De vriendschap met Mendelssohn moet tot Mendelssohn's dood in 1847 hebben geduurd. In 1839 gaven zij samen in Leipzig nog een concert, waarbij ook weer "Mad. Drouet" optrad. Dit concert vond plaats op 16 april en de AMZ (1839, kl.370) schreef een bijzonder lovende recensie, waarbij met name de positieve woorden over Drouet's toonkwaliteit en intonatie ("nicht ein Komma fehlt") opvielen. Volgens een brief van Mendelssohn aan zijn moeder op 17 april 1839 was de opkomst van het publiek echter matig. Over Drouet's kwaliteiten als fluitist is Mendelssohn zeer enthousiast:
"...da ich wenig so volkommene Virtuosen kenne, wenig Musiker überhaupt, die mir so unbeschreibliches Vergnügen machen wie dieser Wundermann mit seinem Silberflötenton,..." (Elvers 1984, p.206).
De Bodleian Library in oxford heeft aan de vriendschap tussen Mendelssohn en Drouet nog wat herinneringen liggen, die ik weliswaar niet heb ingezien, maar de moeite van het vermelden waard vind. Twee brieven gedateerd 19 jan. 1847 en 5 maart 1847, beide uit Gotha, en twee stukken muziek:
  • Music for solo (flute), "Puisque vous voulez absolument nous quitter pour aller voir des montagnes, en voici", gedateerd London, 6 july 1829;
  • Lied ohne Worte in G for flute and piano, "Pour l'album de Madame Mendelssohn", Leipzig 14 mei 1846.
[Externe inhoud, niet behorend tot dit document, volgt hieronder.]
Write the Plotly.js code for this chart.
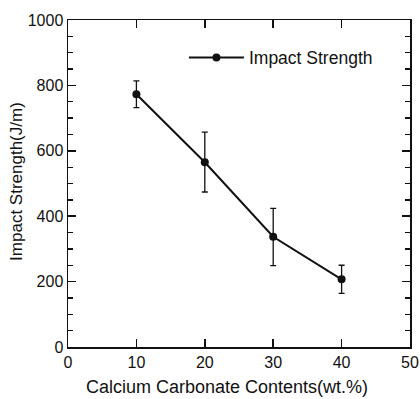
<!DOCTYPE html>
<html>
<head>
<meta charset="utf-8">
<script src="https://cdn.plot.ly/plotly-3.0.1.min.js"></script>
<style>html,body{margin:0;padding:0;background:#fff;}#chart{width:420px;height:399px;}</style>
</head>
<body>
<div id="chart"></div>
<script>
const contents = [10, 20, 30, 40];
const impactStrength = [773, 565, 337, 207];
const errorPlus = [41, 92, 87, 43];
const errorMinus = [41, 91, 88, 43];
const seriesName = 'Impact Strength';
const xTitle = 'Calcium Carbonate Contents(wt.%)';
const yTitle = 'Impact Strength(J/m)';

const ink = '#111';
const fam = 'Liberation Sans, Arial, sans-serif';
const trace = {
  x: contents,
  y: impactStrength,
  name: seriesName,
  type: 'scatter',
  mode: 'lines+markers',
  line: {color: ink, width: 2},
  marker: {color: ink, size: 8},
  error_y: {type: 'data', symmetric: false, array: errorPlus, arrayminus: errorMinus,
            color: ink, thickness: 1.3, width: 3}
};

const layout = {
  width: 420, height: 399,
  margin: {l: 68, r: 10, t: 20, b: 52},
  paper_bgcolor: '#fff', plot_bgcolor: '#fff',
  font: {family: fam, size: 16, color: ink},
  showlegend: true,
  legend: {x: 0.339, y: 0.885, xanchor: 'left', yanchor: 'middle', bgcolor: 'rgba(0,0,0,0)',
           font: {family: fam, size: 17.5, color: ink}, itemwidth: 55},
  annotations: [{
    text: yTitle, xref: 'paper', yref: 'paper', x: -0.149, y: 0.505,
    xanchor: 'center', yanchor: 'middle', textangle: -90, showarrow: false,
    font: {family: fam, size: 17, color: ink}
  }, {
    text: xTitle, xref: 'paper', yref: 'paper', x: 0.466, y: -0.121,
    xanchor: 'center', yanchor: 'middle', showarrow: false,
    font: {family: fam, size: 18, color: ink}
  }],
  xaxis: {
    range: [0, 50], dtick: 10, tick0: 0,
    showgrid: false, zeroline: false,
    showline: true, linecolor: ink, linewidth: 1.5, mirror: 'allticks',
    ticks: 'inside', ticklen: 8, tickwidth: 1.6, tickcolor: ink
  },
  yaxis: {
    range: [0, 1000], dtick: 200, tick0: 0,
    showgrid: false, zeroline: false,
    showline: true, linecolor: ink, linewidth: 1.5, mirror: 'allticks',
    ticks: 'inside', ticklen: 8, tickwidth: 1.6, tickcolor: ink,
    minor: {dtick: 50, ticks: 'inside', ticklen: 5, tickwidth: 1.3, tickcolor: ink, showgrid: false}
  }
};

Plotly.newPlot('chart', [trace], layout, {displayModeBar: false, staticPlot: true});
</script>
</body>
</html>
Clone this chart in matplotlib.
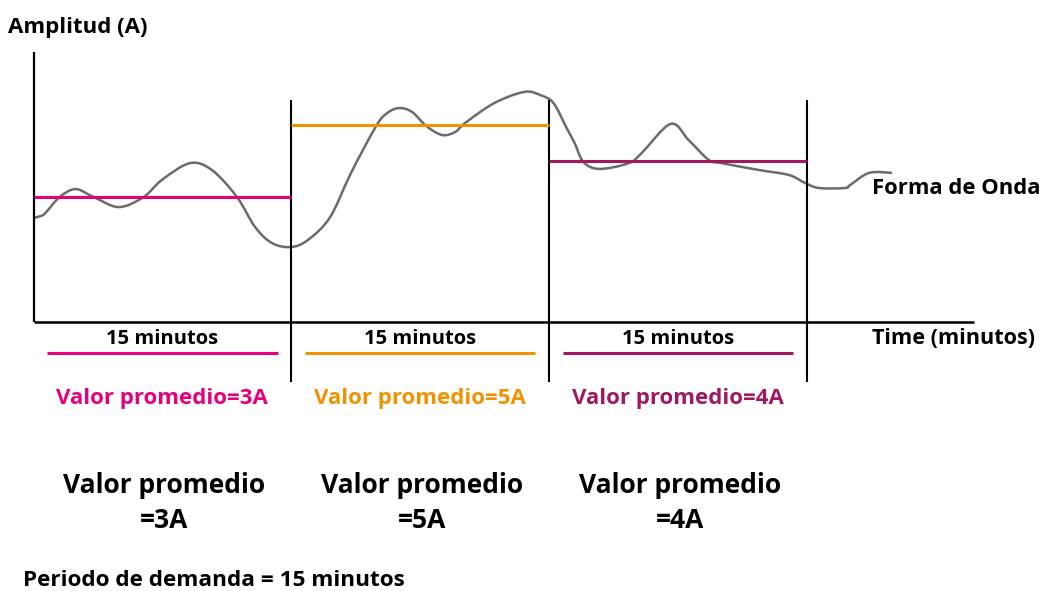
import numpy as np
import matplotlib
matplotlib.use('Agg')
import matplotlib.pyplot as plt
from matplotlib.path import Path
from matplotlib.patches import PathPatch

plt.rcParams['font.family'] = ['Open Sans', 'DejaVu Sans']
plt.rcParams['font.weight'] = 'bold'

# waveform: time (min), amplitude (A)
wave_t = [0.0, 0.41, 0.70, 1.52, 2.45, 3.50, 4.96, 6.41, 7.46, 9.10, 10.38, 11.84,
          12.89, 13.88, 14.99, 15.98, 17.26, 18.48, 19.94, 20.58, 21.28, 22.04, 22.86,
          23.79, 24.55, 25.13, 26.82, 28.57, 29.50, 30.26, 31.02, 31.49, 32.01, 32.94,
          34.64, 35.39, 37.08, 38.13, 39.30, 40.06, 42.22, 43.97, 44.90, 45.71, 47.23,
          47.52, 48.63, 49.97]
wave_a = [2.42, 2.47, 2.56, 3.00, 3.22, 3.00, 2.72, 3.00, 3.47, 3.94, 3.75, 3.00,
          2.17, 1.72, 1.61, 1.81, 2.44, 3.67, 4.97, 5.33, 5.47, 5.36, 4.97,
          4.72, 4.81, 5.06, 5.61, 5.92, 5.83, 5.61, 4.92, 4.50, 3.97, 3.78,
          3.94, 4.22, 5.03, 4.58, 4.03, 3.94, 3.75, 3.61, 3.39, 3.25, 3.25,
          3.33, 3.67, 3.67]

period_edges = [0, 15, 30, 45]
averages = [3, 5, 4]
avg_colors = ['#e6007e', '#f39200', '#a0185e']
period_label = '15 minutos'

fig = plt.figure(figsize=(10.43, 5.91), dpi=100)
ax = fig.add_axes([0, 0, 1, 1])
ax.set_xlim(-1.95, 58.75)
ax.set_ylim(-7.944, 8.472)
ax.axis('off')

W, H = 1043, 591
def fx(px):
    return px / W
def fy(py):
    return 1 - py / H

# axes of the diagram
base = -0.47
ax.plot([0, 0], [base, 7.03], color='black', lw=1.6, solid_capstyle='butt')
ax.plot([0, 54.75], [base, base], color='black', lw=1.8, solid_capstyle='butt')
for e in period_edges[1:]:
    ax.plot([e, e], [-2.14, 5.69], color='black', lw=1.5, solid_capstyle='butt')

# waveform as a smooth bezier path through the read points
pts = np.column_stack([wave_t, wave_a])
verts = [pts[0]]
codes = [Path.MOVETO]
for i in range(len(pts) - 1):
    p0 = pts[max(i - 1, 0)]
    p1 = pts[i]
    p2 = pts[i + 1]
    p3 = pts[min(i + 2, len(pts) - 1)]
    verts += [p1 + (p2 - p0) / 6, p2 - (p3 - p1) / 6, p2]
    codes += [Path.CURVE4] * 3
ax.add_patch(PathPatch(Path(verts, codes), facecolor='none', edgecolor='#6b6b6b',
                       lw=1.8))

# average lines per period
for i, avg in enumerate(averages):
    t0, t1 = period_edges[i], period_edges[i + 1]
    ax.plot([t0, t1], [avg, avg], color=avg_colors[i], lw=2.2, solid_capstyle='butt')
    mid = (t0 + t1) / 2
    ax.text(mid, -0.95, period_label, ha='center', va='center', fontsize=14.5)
    ax.plot([t0 + 0.8, t1 - 0.8], [-1.32, -1.32], color=avg_colors[i], lw=2.2,
            solid_capstyle='butt')
    ax.text(mid, -2.6, 'Valor promedio=%dA' % avg, ha='center', va='center',
            fontsize=16, color=avg_colors[i])
    ax.text(mid + 0.1, -5.5, 'Valor promedio\n=%dA' % avg, ha='center', va='center',
            fontsize=19, linespacing=1.4)

fig.text(fx(8), fy(28), 'Amplitud (A)', ha='left', va='center', fontsize=16)
fig.text(fx(872), fy(188), 'Forma de Onda', ha='left', va='center', fontsize=15.8)
fig.text(fx(872), fy(339), 'Time (minutos)', ha='left', va='center', fontsize=15.6)
fig.text(fx(23), fy(581), 'Periodo de demanda = 15 minutos', ha='left', va='center',
         fontsize=16.2)

fig.savefig('out.png', dpi=100, facecolor='white')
(Crum 1980 vol.1, p.250/255; vol.2 p.76/89).
In 1831 verloor Drouet zijn vader en in het jaar daarop, zoals reeds vermeld, een dochtertje. In 1832 treffen we Drouet weer in Parijs aan; hij woont dan aan de Rue de l'Arcade no. 28 (Rampal 1949-68). De fluitist Captain Gordon, waarvan men zegt dat hij een leerling van Drouet was - wat hij, zoals Kirby heeft aangetoond, niet was - en die, evenals Th. Boehm geprobeerd heeft door ingrijpende wijzigingen de fluit technisch te verbeteren, schreef op 15 februari 1833 aan Boehm:
"J'ai vu Drouet à Paris. Il aprouve ma flûte, mais il recule devant un changement dans le doigté. Tulou en est aussi". (Kirby 1957, p.258).
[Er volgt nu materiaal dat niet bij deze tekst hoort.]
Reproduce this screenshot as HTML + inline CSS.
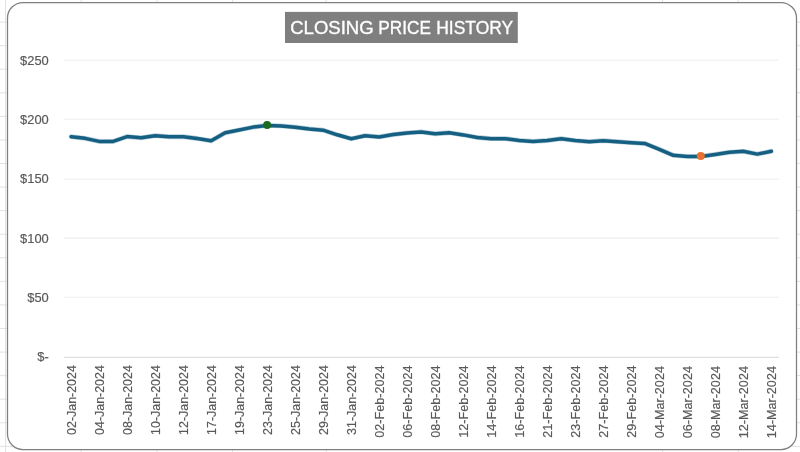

Drouet's moeder overleed in 1833 en daarna moet Drouet zelf ernstig ziek zijn geweest, waardoor hij gedwongen werd langere tijd rust te nemen:
"Herr Drouet, der England, Holland, Frankreich, Italien und Teutschland bereiste und mancherlei Anstellungen hatte, sah sich seiner Gesundheit wegen genöthigt, einige Jahre in den Gegenden des Rheins zu ruhen; erst vor Kurzem hat er seine Kunstreisen wieder begonnen". (AMZ 1839, kl.371).
Uit 1835 dateert een briefje van Drouet aan J.J.F. Wap, dat zich bevindt in de Amsterdamse Universiteitsbibliotheek. De inhoud luidt:
"Mille complimens à Monsieur Wap de la part de son devoué
L. Drouet
Breda 17 fév: 1835."
Het is niet duidelijk waar dit briefje op slaat; Wap (1806-1880) was van 1828 tot 1840 leraar in de Nederlandse Taal-, Letter-, Geschied- en Aardrijkskunde aan de Koninklijke Militaire Academie te Breda. (Molhuysen 1921). Hij heeft echter ook zijn sporen in het Nederlandse muziekleven van die tijd verdiend, o.a. door incidenteel teksten te leveren voor vocale composities. (Reeser 1986, p.86). Overigens kan uit het feit dat Drouet met Wap in het Frans correspondeerde wellicht worden afgeleid, dat Drouet zich vooral Fransman voelde.
Na zijn ziekte heeft Drouet zich, volgens Schilling, nog een tijd vooral aan zijn gezin gewijd, tot zijn kunstenaarsbloed hem in 1839 weer op reis dreef; Leipzig (16 april), Berlijn (mei en juni), München (juni) en ten slotte in de winter van 1839 nog Weimar werden aangedaan. Er wachtte Drouet echter nog een nieuwe uitdaging, omdat hij Coburg-Gotha kapelmeester kon worden. Deze post zal Drouet 15 jaar bezetten.